I'm doing some research on sorting large arrays.   I'm talking millions of entries. Which of the two should I choose.  I'm trying to sort, adjust, count on vertexes.

Replies(4)

It shouldn't matter, sorting algorithms are language independent and then implemented in a particular language as needed. The code for either language would probably look nearly identical and should run in n log n time regardless of which is chosen.
There are 2 questions here
  1. sorting algorithms?
  2. Java or C++;
When you are considering millions of entries then you want to avoid the selection sort, bubble sort etc as these work in at O(n 2)  speed which means the time to sort them proportional to the square of the number of elements in the array i.e. doubling the array size quadruples the time to sort. A possibility is the Quick Sort O(n log 2n) which is very fast.
The alternative is to maintain the data in a sorted data structure for example a Binary Search Tree (self balancing) or If the data is held on disc you might consder a B Tree structure

C++ is invariably faster than Java.


I'm trying to sort, adjust, count on vertexes
I assume that you mean a position in 3D space.
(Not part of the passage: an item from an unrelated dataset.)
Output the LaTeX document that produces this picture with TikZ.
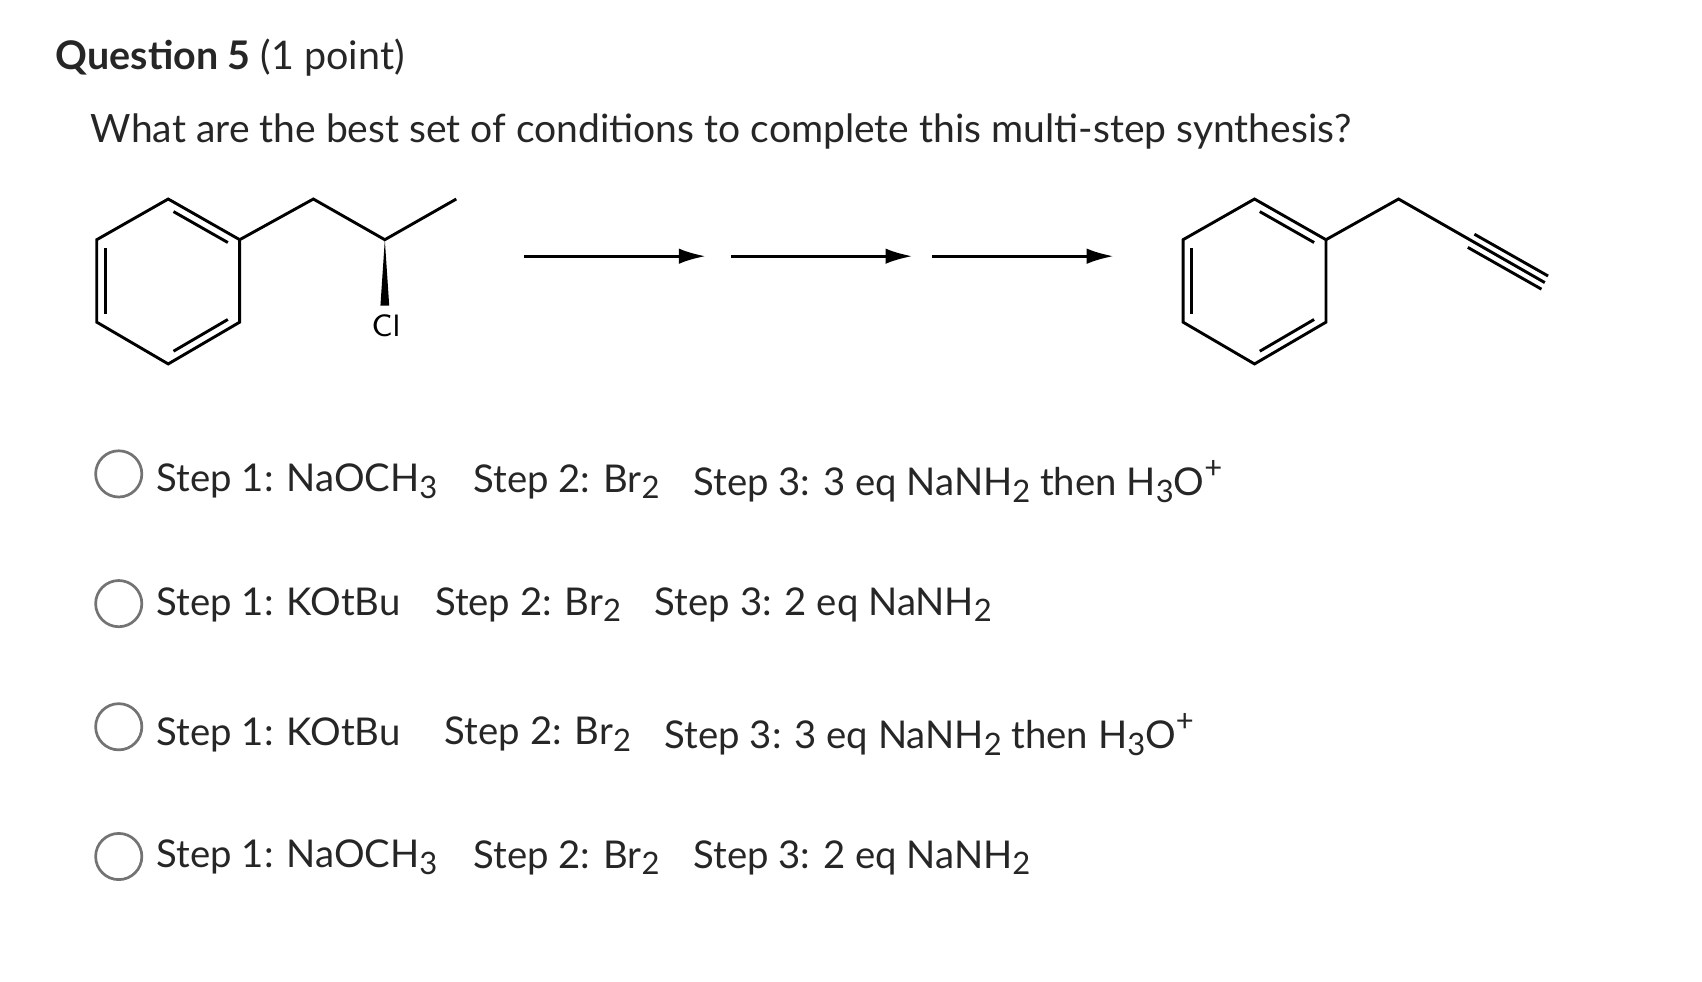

Now to sort the data elements it must be possible to compare two elements and determine if they are equal or if one is greater/lesser than the other. So how planning on comparing two vertex positions?

I was allready busy with adjusting the vertexes optically, so that the sortening algoritms for hashMaps and arraylists could be used. Using distances of vertexes and rotating the shapes, would be simple steps to adjusting the vertex arrays for better comparison. The database is building information of all the buildings in the Netherlands.  Here an example:
 
" C++ is invariably faster than Java."
Not always...
Someone can code poorly C++ and have mediocre performance.
Beside, on critical loops, the HotSpot JIT compiler can generate highly optimized native code which can be faster than manually written C++ (inlining code, unrolling loops, etc.)